之は時々ある事だが、最早死の直前に迄追込められた病人で、お蔭を頂き一旦快くなって喜んでいると、再浄化が発って迷い始め、前の事を忘れて、再び医療に縋るが、無論成績が悪いので、再び浄霊を求めに来るが、こういう人は殆んど助らないものである。之はどういう訳かというと、神様は無い命を一度は繋いで下さるが、それを離すと、二度は決して繋いで下さらないからで、之が神律であるから致方ないのである。従って信者はこの事をよく心得て中途で迷って、再び縋って来ても、気の毒だが其つもりで扱うべきである。左の一例はよくそれを示しているので、この文を添えた訳である。
明日では遅すぎる
『栄光』160号、昭和27(1952)年6月11日発行
N.中教会 O.W
私は最近、身のひきしまるような、異様な体験を致しました。その事を、御報告して、一般信徒の方や、未入信の人々に訴えたいと思うのです。
その人がNの出張所に来たのは、たしか去年の暮だったと思うのです。心臓が悪いと言っておりました。確かに尿で全身がはれ上ったような、色の黒く、黄色い五十を幾つか越えた年頃の婦人でした。
階段をあがって来た時は息が止ってしまって、苦しそうでした。
翌日、その人が、子宮癌で医者の見離した病人を連れて見えました。昨日、御浄霊を戴いてから、ずっと呼吸も楽に成り、結果が良いのだそうです。
それから四、五日か、一週間も続けたでしょうか、人の話では、心臓も楽に成ったので山に出て働いているとの事で、出張所には来なく成ったのです。私も余り気にも止めず、それから一カ月半程、子宮癌の人に力をとられて、去った人を追いかける事もしませんでした。その間に、子宮癌の方は、多量の下りものがあり、結果が良くて二カ月もたった頃には起きあがって庭の掃除等も出来るように成りました。まだ下りものがしていた頃、御守りも戴いて、必死に御縋り致されたのです。子宮癌の全快を喜びながら、私もあちこちと布教に、とぴ歩いておりました。N町周辺の農村にも、ぼつぼつ信者さんが出来て参りました。
今年に入って、四月のある日、私が二、三の信徒さんと一緒に、耶馬渓沿線に行っております後に、心臓病の人が、再び教会に見えたのだそうです。

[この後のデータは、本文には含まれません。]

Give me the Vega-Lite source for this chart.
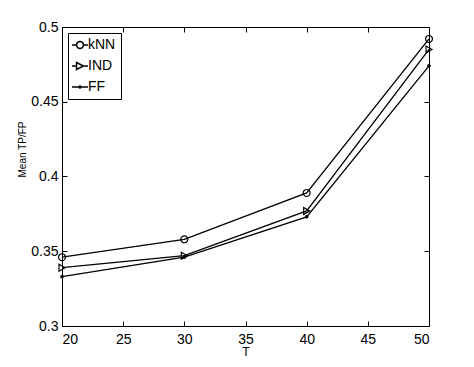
{
  "$schema": "https://vega.github.io/schema/vega-lite/v6.json",
  "autosize": "none",
  "width": 367,
  "height": 299,
  "padding": {"left": 62, "top": 27, "right": 45, "bottom": 41},
  "background": "white",
  "config": {
    "font": "Liberation Sans",
    "view": {"stroke": "black", "strokeWidth": 1},
    "axis": {"grid": false, "domain": false, "tickColor": "black", "tickSize": -5, "labelColor": "black", "labelFontSize": 14, "labelFont": "Liberation Sans", "titleFont": "Liberation Sans", "titleFontWeight": "normal", "titleColor": "black"}
  },
  "data": {"values": [
    {"T": 20, "v": 0.346, "s": "kNN"}, {"T": 30, "v": 0.358, "s": "kNN"}, {"T": 40, "v": 0.389, "s": "kNN"}, {"T": 50, "v": 0.492, "s": "kNN"},
    {"T": 20, "v": 0.339, "s": "IND"}, {"T": 30, "v": 0.347, "s": "IND"}, {"T": 40, "v": 0.377, "s": "IND"}, {"T": 50, "v": 0.485, "s": "IND"},
    {"T": 20, "v": 0.333, "s": "FF"}, {"T": 30, "v": 0.346, "s": "FF"}, {"T": 40, "v": 0.373, "s": "FF"}, {"T": 50, "v": 0.474, "s": "FF"}
  ]},
  "resolve": {"axis": {"x": "independent", "y": "independent"}, "scale": {"shape": "independent", "fill": "independent"}},
  "layer": [
    {
      "mark": {"type": "line", "color": "black", "strokeWidth": 1.3},
      "encoding": {
        "x": {"field": "T", "type": "quantitative", "scale": {"domain": [20, 50], "nice": false}, "axis": {"orient": "bottom", "values": [20, 25, 30, 35, 40, 45, 50], "labelPadding": 11, "title": "T", "titleFontSize": 12, "titlePadding": 0}},
        "y": {"field": "v", "type": "quantitative", "scale": {"domain": [0.3, 0.5], "nice": false, "zero": false}, "axis": {"orient": "left", "values": [0.3, 0.35, 0.4, 0.45, 0.5], "format": "~g", "labelPadding": 9, "title": "Mean TP/FP", "titleFontSize": 10, "titleX": -35, "titleY": 122}},
        "detail": {"field": "s"}
      }
    },
    {
      "transform": [{"filter": "datum.s !== 'FF'"}],
      "mark": {"type": "point", "stroke": "black", "strokeWidth": 1.2, "opacity": 1, "filled": false, "size": 48},
      "encoding": {
        "x": {"field": "T", "type": "quantitative", "axis": {"orient": "top", "values": [20, 25, 30, 35, 40, 45, 50], "labels": false, "title": null}},
        "y": {"field": "v", "type": "quantitative", "axis": {"orient": "right", "values": [0.3, 0.35, 0.4, 0.45, 0.5], "labels": false, "title": null}},
        "shape": {"field": "s", "type": "nominal", "scale": {"domain": ["kNN", "IND"], "range": ["circle", "triangle-right"]}, "legend": null}
      }
    },
    {
      "transform": [{"filter": "datum.s === 'FF'"}],
      "mark": {"type": "circle", "color": "black", "size": 13, "opacity": 1},
      "encoding": {
        "x": {"field": "T", "type": "quantitative", "axis": null},
        "y": {"field": "v", "type": "quantitative", "axis": null}
      }
    },
    {
      "mark": {"type": "point", "opacity": 0, "stroke": "black", "strokeWidth": 1.2, "size": 48},
      "encoding": {
        "x": {"field": "T", "type": "quantitative", "axis": null},
        "y": {"field": "v", "type": "quantitative", "axis": null},
        "shape": {"field": "s", "type": "nominal", "scale": {"domain": ["kNN", "IND", "FF"], "range": ["M-2.3,0L-1,0M1,0L2.3,0M1,0A1,1 0 1,1 -1,0A1,1 0 1,1 1,0", "M-2.3,0L-1,0M1,0L2.3,0M-1,-1L1,0L-1,1Z", "M-2.3,0L2.3,0M0.3,0A0.3,0.3 0 1,1 -0.3,0A0.3,0.3 0 1,1 0.3,0Z"]},
          "legend": {"title": null, "orient": "top-left", "offset": 6, "padding": 5, "strokeColor": "black", "fillColor": "white", "labelFontSize": 14, "labelColor": "black", "rowPadding": 7, "symbolSize": 48, "labelOffset": 1,
            "encode": {"symbols": {"update": {"stroke": {"value": "black"}, "strokeWidth": {"value": 1.2}, "opacity": {"value": 1}, "strokeOpacity": {"value": 1}}}}}},
        "fill": {"field": "s", "type": "nominal", "scale": {"domain": ["kNN", "IND", "FF"], "range": ["transparent", "transparent", "black"]}}
      }
    }
  ]
}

翌日私は、その人を待ちかまえておりました。私にも気に成るところがあったからです。
まるで地獄から這い上って来たようにしおれて、その人はやって来ました。
「心臓が再発して暫く医者に通って見ましたが、どうにも成らない」との事でした。
その人が話し出したのはこうです。
「自分には子供がなく、他人の子を貰って、今ではその子に養われているが、月に二百円の煙草代しかくれない。私はどうしても神様に縋らねばならないのです。御守りも、是非戴きたい。私は煙草を止めたのでした。そして高い敷居でしたが、先生に御願いに上ったのです。私は御守りが戴きたいのです」とまるでつかれたように口走るのです。
それから毎日、浄霊を戴きに来ました。しかし、以前よりも病気は悪化し、それにひどく衰弱もしておりました。私もその人の一心に負けて、出来る事なら今一度元気に成れるようにと、御願いしておりました。
四月二十五日、とうとう二千五百円だけの献金を作って来ました。その頃はずっと寝たっきりで、こちらから毎日出向いてあげたのです。「これだけのお金が出来ましたから、これで先生に御願いだけして置いて下さい。後は又どうにか致しますから」と、まるで血の出るような苦労だったに違い有りません。私は何も言わず、中教会へ参り、その旨話して御願い致しました。
二十八日、中教会の御用も済ませてN町へ帰って来ましたところ、どうもあの家の様子が変だった、もしかしたら、死んだのではと留守を頼んだ信者の人が言うのです。すぐ行って貰ったところ、矢張り亡くなっておりました。もう、どうしようも有りません。
その人の一生は、不幸のまま最後に御守りを戴く事だけを念願にしておりましたのに、それもとうとう間に合いませんでした。
私はその人の為に、その人への餞としてこの一文を綴ったのです。
人の死なんとするや……それではもう遅すぎるのです。明日ですら遅すぎるかも知れません。
元気なうちに、感ずるところがあったらすぐ、御守りも戴きましょう。神様へも御縋りする事です。その事が出来なかったばっかりに不幸に打ちひしがれたまま、最後の願いも達せない間に死んで行った人が、ここにあるのです。良く考えてあげて下さい。